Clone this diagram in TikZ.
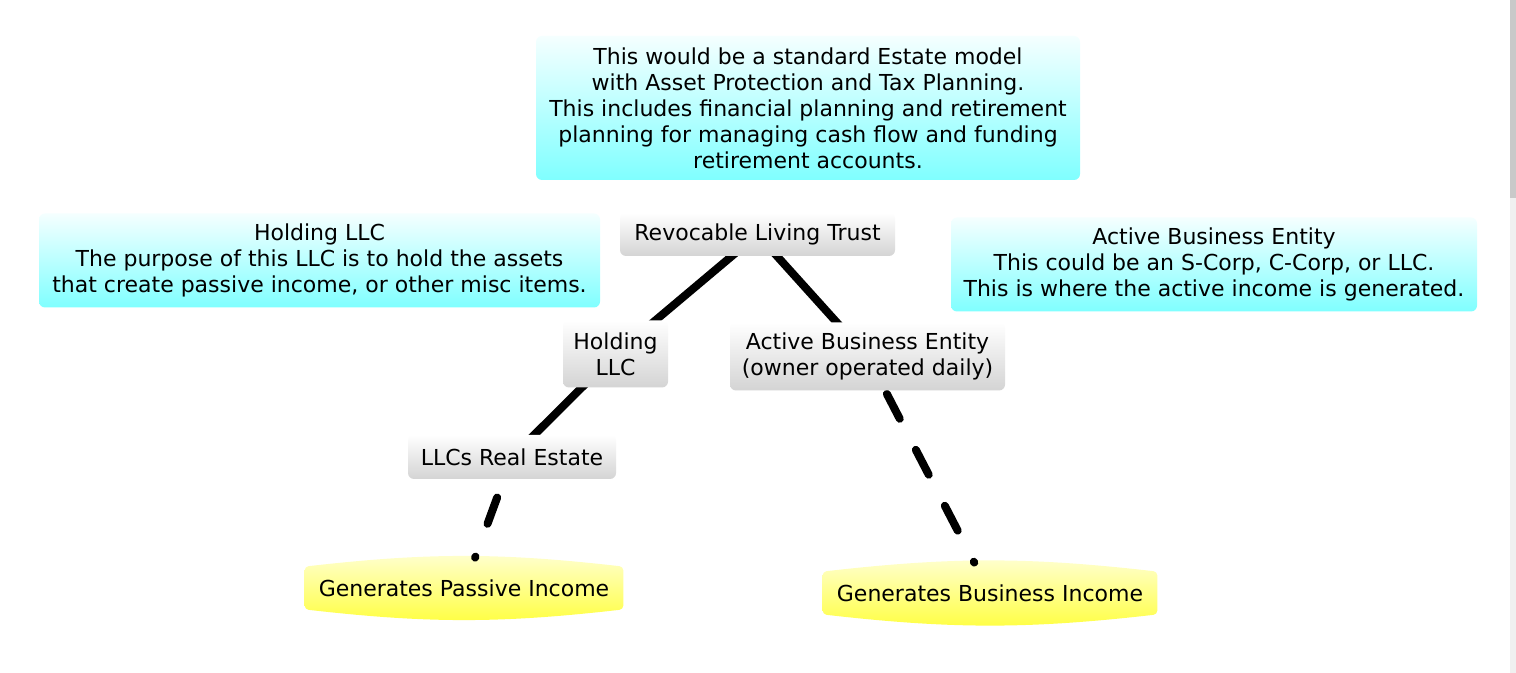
\documentclass[tikz,border=0pt]{standalone}
\usepackage{fontspec}
\setmainfont{DejaVu Sans}
\usetikzlibrary{backgrounds}

\tikzset{
  note/.style={rounded corners=3pt,top color=cyan!4,bottom color=cyan!50,align=center,inner sep=0pt},
  entity/.style={rounded corners=3pt,top color=white,bottom color=black!17,align=center,inner sep=0pt},
  income/.style={align=center,inner sep=0pt},
  glow/.style={rounded corners=2pt,top color=yellow!18,bottom color=yellow!75},
  tie/.style={line width=4pt},
  flow/.style={line width=4pt,line cap=round,dash pattern=on 14pt off 17.5pt,dash phase=13.5pt}
}

\begin{document}
\begin{tikzpicture}[x=0.5pt,y=-0.5pt,font=\fontsize{11}{13}\selectfont]
  \useasboundingbox (0,0) rectangle (1516,673);
  \node[note,minimum width=272pt,minimum height=72pt] (model) at (808,108)
    {This would be a standard Estate model\\with Asset Protection and Tax Planning.\\This includes financial planning and retirement\\planning for managing cash flow and funding\\retirement accounts.};
  \node[entity,minimum width=137.5pt,minimum height=21.5pt] (trust) at (757.5,234.5) {Revocable Living Trust};
  \node[note,minimum width=280.5pt,minimum height=47pt] (holdnote) at (319.5,260.5)
    {Holding LLC\\The purpose of this LLC is to hold the assets\\that create passive income, or other misc items.};
  \node[note,minimum width=263pt,minimum height=47pt] (activenote) at (1214,264.5)
    {Active Business Entity\\This could be an S-Corp, C-Corp, or LLC.\\This is where the active income is generated.};
  \node[entity,minimum width=52.5pt,minimum height=33.5pt] (holding) at (615.5,354) {Holding\\LLC};
  \node[entity,minimum width=137.5pt,minimum height=34pt] (active) at (867.5,356.5) {Active Business Entity\\(owner operated daily)};
  \node[entity,minimum width=104pt,minimum height=22pt] (estate) at (512,457) {LLCs Real Estate};
  \node[income,minimum width=159pt,minimum height=30pt] (passive) at (464,588) {Generates Passive Income};
  \node[income,minimum width=167pt,minimum height=30pt] (business) at (990,593) {Generates Business Income};

  \begin{scope}[on background layer]
    \fill[white] (0,0) rectangle (1516,673);
    \foreach \n in {passive,business}
      \path[glow] ([yshift=-4.5pt]\n.north west) to[bend left=6.5] ([yshift=-4.5pt]\n.north east)
        -- ([yshift=4.5pt]\n.south east) to[bend left=6.5] ([yshift=4.5pt]\n.south west) -- cycle;
    \draw[tie] (trust.center) -- (holding.center);
    \draw[tie] (trust.center) -- (active.center);
    \draw[tie] (holding.center) -- (estate.center);
    \draw[flow] (passive) -- (estate);
    \draw[flow] (business) -- (active);
  \end{scope}

  \fill[black!6] (1510,0) rectangle (1516,673);
  \fill[black!21] (1510,0) rectangle (1516,198);
\end{tikzpicture}
\end{document}
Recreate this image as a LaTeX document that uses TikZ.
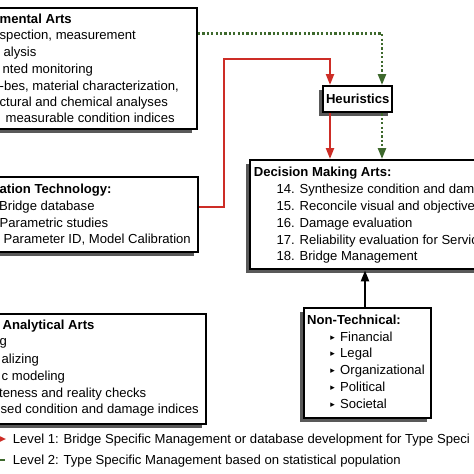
\documentclass[tikz,border=0pt]{standalone}
\usepackage{fontspec}
\setmainfont{Liberation Sans}
\newfontfamily\symf{DejaVu Sans}
\usetikzlibrary{arrows.meta,shadows}
\definecolor{lred}{RGB}{205,45,38}
\definecolor{lgreen}{RGB}{62,105,45}
\begin{document}
\begin{tikzpicture}[x=1pt,y=-1pt,
  box/.style={draw=black, line width=2.4pt, fill=white, rectangle, inner sep=0pt, anchor=north west,
    drop shadow={shadow xshift=-4.5pt, shadow yshift=-4pt, fill=black!65, opacity=1}},
  txt/.style={anchor=base west, inner sep=0pt, font=\fontsize{13.1}{15}\selectfont},
  hdr/.style={anchor=base west, inner sep=0pt, font=\fontsize{13.1}{15}\selectfont\bfseries},
  redarrow/.style={draw=lred, line width=2.2pt, -{Triangle[width=8pt,length=11pt]}},
  greenarrow/.style={draw=lgreen, line width=2.4pt, dash pattern=on 2.2pt off 2.2pt, -{Triangle[width=8pt,length=11pt]}},
  blackarrow/.style={draw=black, line width=2.2pt, -{Triangle[width=8pt,length=11pt]}},
  bul/.style={anchor=base, inner sep=0pt, font=\symf\fontsize{9}{10}\selectfont}
]
\useasboundingbox (0,0) rectangle (474,474);
\clip (0,0) rectangle (474,474);

% boxes
\node[box, minimum width=215.5pt, minimum height=121pt] (exp) at (-20,7) {};
\node[box, minimum width=217pt, minimum height=75pt] (it) at (-20,176) {};
\node[box, minimum width=225pt, minimum height=110pt] (ana) at (-20,313) {};
\node[box, minimum width=69pt, minimum height=26pt, font=\fontsize{13.1}{15}\selectfont\bfseries] (heur) at (322,85) {Heuristics};
\node[box, minimum width=251pt, minimum height=109pt] (dec) at (249,159) {};
\node[box, minimum width=127pt, minimum height=110pt] (nt) at (303,307) {};

% top-left box text
\node[hdr] (e0) at (-0.5,23) {mental Arts};
\node[txt] (e1) at (-0.5,39.5) {spection, measurement};
\node[txt] (e2) at (3.5,56.5) {alysis};
\node[txt] (e3) at (2.5,73.5) {nted monitoring};
\node[txt] (e4) at (-0.5,90.5) {-bes, material characterization,};
\node[txt] (e5) at (-0.5,106.5) {ctural and chemical analyses};
\node[txt] (e6) at (5.5,122) {measurable condition indices};

% information technology box text
\node[hdr] (i0) at (-0.5,193.5) {ation Technology:};
\node[txt] (i1) at (-1,210.5) {Bridge database};
\node[txt] (i2) at (-0.5,227) {Parametric studies};
\node[txt] (i3) at (3.5,243.5) {Parameter ID, Model Calibration};

% analytical box text
\node[hdr] (a0) at (2.5,329) {Analytical Arts};
\node[txt] (a1) at (-0.5,345) {g};
\node[txt] (a2) at (1.5,363) {alizing};
\node[txt] (a3) at (1.5,380.5) {c modeling};
\node[txt] (a4) at (-1,397) {teness and reality checks};
\node[txt] (a5) at (0.5,413) {sed condition and damage indices};

% decision box text
\node[hdr] (d0) at (253.7,176) {Decision Making Arts:};
\node[txt] (d1) at (276.3,193.3) {14. Synthesize condition and dam};
\node[txt] (d2) at (276.3,210.5) {15. Reconcile visual and objective};
\node[txt] (d3) at (276.3,227) {16. Damage evaluation};
\node[txt] (d4) at (276.3,244) {17. Reliability evaluation for Servic};
\node[txt] (d5) at (276.3,260.7) {18. Bridge Management};

% non-technical box text
\node[hdr] (n0) at (307,324) {Non-Technical:};
\foreach \t/\y/\n in {Financial/341.5/1, Legal/357.5/2, Organizational/374/3, Political/391/4, Societal/408/5}{
  \node[bul] (nb\n) at (332.7,\y-1) {▸};
  \node[txt] (n\n) at (340,\y) {\t};
}

% connectors
\draw[redarrow] (it.east |- 0,207) -| (224,59) -| (heur.north -| 330,0);
\draw[redarrow] (heur.south -| 330,0) -- (dec.north -| 330,0);
\draw[greenarrow] (exp.east |- 0,33.5) -| (heur.north -| 382,0);
\draw[greenarrow] (heur.south -| 382,0) -- (dec.north -| 382,0);
\draw[blackarrow] (nt.north -| 365,0) -- (dec.south -| 365,0);

% legend
\coordinate (l1s) at (-6,439);
\coordinate (l1e) at (6,439);
\coordinate (l2s) at (-3,460);
\coordinate (l2e) at (5,460);
\draw[draw=lred, line width=2pt, -{Triangle[width=5pt,length=6pt]}] (l1s) -- (l1e);
\draw[draw=lgreen, line width=2.4pt] (l2s) -- (l2e);
\node[txt] (leg1) at (12.7,443.3) {Level 1: Bridge Specific Management or database development for Type Speci};
\node[txt] (leg2) at (12.7,464.3) {Level 2: Type Specific Management based on statistical population};
\end{tikzpicture}
\end{document}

──────────

What to produce:
Looking above, find the stretch of lines that opens with the one holding "Recreate this image" and closes with the one holding "minimum width=127pt, minimum". Copy it exactly, pictures excluded.

Solved exercise:
Recreate this image as a LaTeX document that uses TikZ.
\documentclass[tikz,border=0pt]{standalone}
\usepackage{fontspec}
\setmainfont{Liberation Sans}
\newfontfamily\symf{DejaVu Sans}
\usetikzlibrary{arrows.meta,shadows}
\definecolor{lred}{RGB}{205,45,38}
\definecolor{lgreen}{RGB}{62,105,45}
\begin{document}
\begin{tikzpicture}[x=1pt,y=-1pt,
  box/.style={draw=black, line width=2.4pt, fill=white, rectangle, inner sep=0pt, anchor=north west,
    drop shadow={shadow xshift=-4.5pt, shadow yshift=-4pt, fill=black!65, opacity=1}},
  txt/.style={anchor=base west, inner sep=0pt, font=\fontsize{13.1}{15}\selectfont},
  hdr/.style={anchor=base west, inner sep=0pt, font=\fontsize{13.1}{15}\selectfont\bfseries},
  redarrow/.style={draw=lred, line width=2.2pt, -{Triangle[width=8pt,length=11pt]}},
  greenarrow/.style={draw=lgreen, line width=2.4pt, dash pattern=on 2.2pt off 2.2pt, -{Triangle[width=8pt,length=11pt]}},
  blackarrow/.style={draw=black, line width=2.2pt, -{Triangle[width=8pt,length=11pt]}},
  bul/.style={anchor=base, inner sep=0pt, font=\symf\fontsize{9}{10}\selectfont}
]
\useasboundingbox (0,0) rectangle (474,474);
\clip (0,0) rectangle (474,474);

% boxes
\node[box, minimum width=215.5pt, minimum height=121pt] (exp) at (-20,7) {};
\node[box, minimum width=217pt, minimum height=75pt] (it) at (-20,176) {};
\node[box, minimum width=225pt, minimum height=110pt] (ana) at (-20,313) {};
\node[box, minimum width=69pt, minimum height=26pt, font=\fontsize{13.1}{15}\selectfont\bfseries] (heur) at (322,85) {Heuristics};
\node[box, minimum width=251pt, minimum height=109pt] (dec) at (249,159) {};
\node[box, minimum width=127pt, minimum height=110pt] (nt) at (303,307) {};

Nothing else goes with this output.